Zâhiren bu bedenin varlığının devamı “Hay” oluşa işaret ederken, hakîkatinde var olanın idrâkine sahip olmayan için ölü hükmüdür geçerli olan, hakîkatte hay oluşu ifade etmek hangi hâl içinde olmayı gerektirir? Sırın sırrının sırrı, özün özünün özü aşk ise, bilinmekliğini dilemesi bir yönüyle sevilmekliğini dilemesi ise, yaşamak denilen, değerli kılındığının, sevildiğinin, ilgisiyle var edildiğinin idrâk neşesi içinde şah damarından yakınlığıyla, kayıtlı özelliklerinin açığa çıkarıldığı âlemde, her şeyin, bir yandan O’ndan ayrı olmadığının ayniyetini yaşayıp, bir yandan da, kayıtlı sınırlı özellikleri taşıyan hiçbir şeyin, sınırsız ve sonsuz olan O olmadığı gayriyetiyle ayrılığının getirdiği yalnızlığın yanışını taşıyarak “İnnâ lillâhi ve innâ ileyhi raciun” (biz Allah içiniz ve ona dönücüleriz) âyetine sığınmak mıdır?

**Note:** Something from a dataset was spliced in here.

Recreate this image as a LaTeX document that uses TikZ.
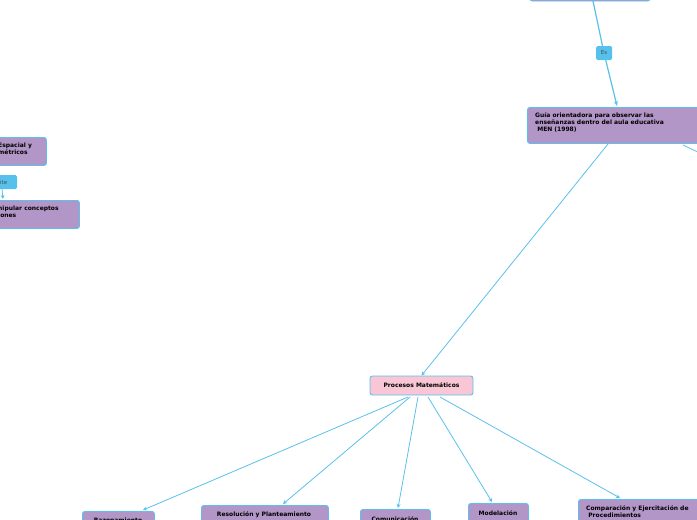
\documentclass[tikz,border=0pt]{standalone}
\usepackage{fontspec}
\setmainfont{DejaVu Sans}
\usetikzlibrary{arrows.meta}
\definecolor{box}{HTML}{B296C7}
\definecolor{edge}{HTML}{5BC0EB}
\definecolor{pinkb}{HTML}{F8C6D4}
\definecolor{lab}{HTML}{56C1EC}
\tikzset{
 x=1pt,y=-1pt,
 bx/.style={draw=edge,line width=0.9pt,fill=box,rounded corners=2.5pt},
 ft/.style={font=\fontsize{6}{7.2}\selectfont\bfseries},
 txt/.style={ft,align=left,inner sep=0,anchor=north west},
 conn/.style={draw=edge,line width=0.8pt,-{Stealth[length=4pt,width=4pt]}},
 lb/.style={fill=lab,rounded corners=1.5pt,font=\fontsize{5.5}{6.5}\selectfont,text=black!70,inner sep=0,minimum width=16,minimum height=14}
}
\begin{document}
\begin{tikzpicture}
\useasboundingbox (0,0) rectangle (697,520);
\clip (0,0) rectangle (697,520);
% top
\draw[bx] (530,-20) rectangle (650,1);
\coordinate (topb) at (593,1);
\node[lb] (es) at (604,53) {Es};
\node[bx,minimum width=175,minimum height=36,anchor=north west] (guia) at (527,107) {};
\node[txt] at (535,112) {Guía orientadora para observar las\\enseñanzas dentro del aula educativa\\\ MEN (1998)};
\draw[draw=lab,line width=1.2pt] (topb) -- (es);
\draw[draw=lab,line width=1.2pt,-{Stealth[length=5pt,width=4pt]}] (es) -- (617,106);
\draw[edge,line width=0.8pt] (683,145) -- (700,153);
% left
\node[bx,minimum width=96,minimum height=28,anchor=north west] (esp) at (-50,137) {};
\node[txt] at (-2,143) {Espacial y\\métricos};
\node[lb,minimum width=30] (nite) at (2,182) {nite};
\node[bx,minimum width=159,minimum height=28,anchor=north west] (man) at (-80,200) {};
\node[txt] at (-2,206) {nipular conceptos\\iones};
\draw[conn] (nite.south) -- (3,199);
% procesos
\node[draw=edge,line width=0.9pt,fill=pinkb,rounded corners=2.5pt,minimum width=103,minimum height=19,ft] (proc) at (421.5,385.5) {Procesos Matemáticos};
\draw[conn] (608,144) -- (proc.north);
% bottom
\node[bx,minimum width=72,minimum height=30,anchor=north west] (raz) at (82,511) {};
\node[ft] at (118,520) {Razonamiento};
\node[bx,minimum width=127,minimum height=30,anchor=north west] (res) at (201,505) {};
\node[ft] at (264,515) {Resolución y Planteamiento};
\node[bx,minimum width=70,minimum height=30,anchor=north west] (com) at (360,509) {};
\node[ft] at (395,519) {Comunicación};
\node[bx,minimum width=60,minimum height=30,anchor=north west] (mod) at (468,503) {};
\node[ft] at (498,513) {Modelación};
\node[bx,minimum width=130,minimum height=30,anchor=north west] (cmp) at (578,499) {};
\node[txt] at (586,505) {Comparación y Ejercitación de\\\ Procedimientos};
\draw[conn] (408,397) -- (143,510);
\draw[conn] (410,397) -- (283,504);
\draw[conn] (418,397) -- (398,508);
\draw[conn] (428,397) -- (492,502);
\draw[conn] (440,397) -- (620,498);
\end{tikzpicture}
\end{document}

Zâhirde HAY olan için kullanılan yaşamak ifadesi, hareket devinim, dinamiklilik olarak ifade edilirken, hareketliliği sağlayan fiillerin oluşumunda etkin olan ise düşünceler ve duygulardır. Beynin fiili olan düşünceler, davranışlara yön vermesi yönüyle, yaydan fırlamış ok gibi sahibine attığı okun sonucunu yaşatırken, sonucundan mesul tutar. Düşünceler ve mânâları hissediş şekli olan duygular, her an yenilenerek değişen, bir yandan ölürken bir yandan dirilen hâliyle, doğum ve ölümün, iç içe olduğuna, tekliğe işaret eder.
Bâtınını, hakîkatini idrâk edemeyen, kendini sadece giydirildiği toprak elbiseden ibaret sayar ve bu elbisede her açığa çıkanda ben demesiyle, tasarruf gücüne sahip olan olarak, zâhirini düşünür, zâhir hayatın sâhibi olduğu inancını taşır, enfüste böyle olduğu gibi âfâkta gördüklerinde de durum böyledir. Oysa idrâkteki değişimi yaşayan için durum tam tersine dönüşür, mülkün gerçek sahibini bilir, ve zâhirin, bâtının özelliklerinin açığa çıkabilmesi için var olduğunu anlar, bu idrâk içinde yaşamasıyla da irâdeyi teslim eden olup, bâtının farkındalığıyla “Sen” diyerek mülk de açığa çıkanlarda sahipsizlik hâliyle ölüdür. Sahipsizlik hâliyle ölü iken, asıl sahibin müşâhedesi ile ise “şehâdet ederim ki” diyerek bâtından gelen “Ben” diliyle bu çok değerli âlemde zâhirinde de dirilendir aslında. Bâtına giydirilen zâhir ve zâhirin var olma sebebi olan bâtının birliğini yaşayarak.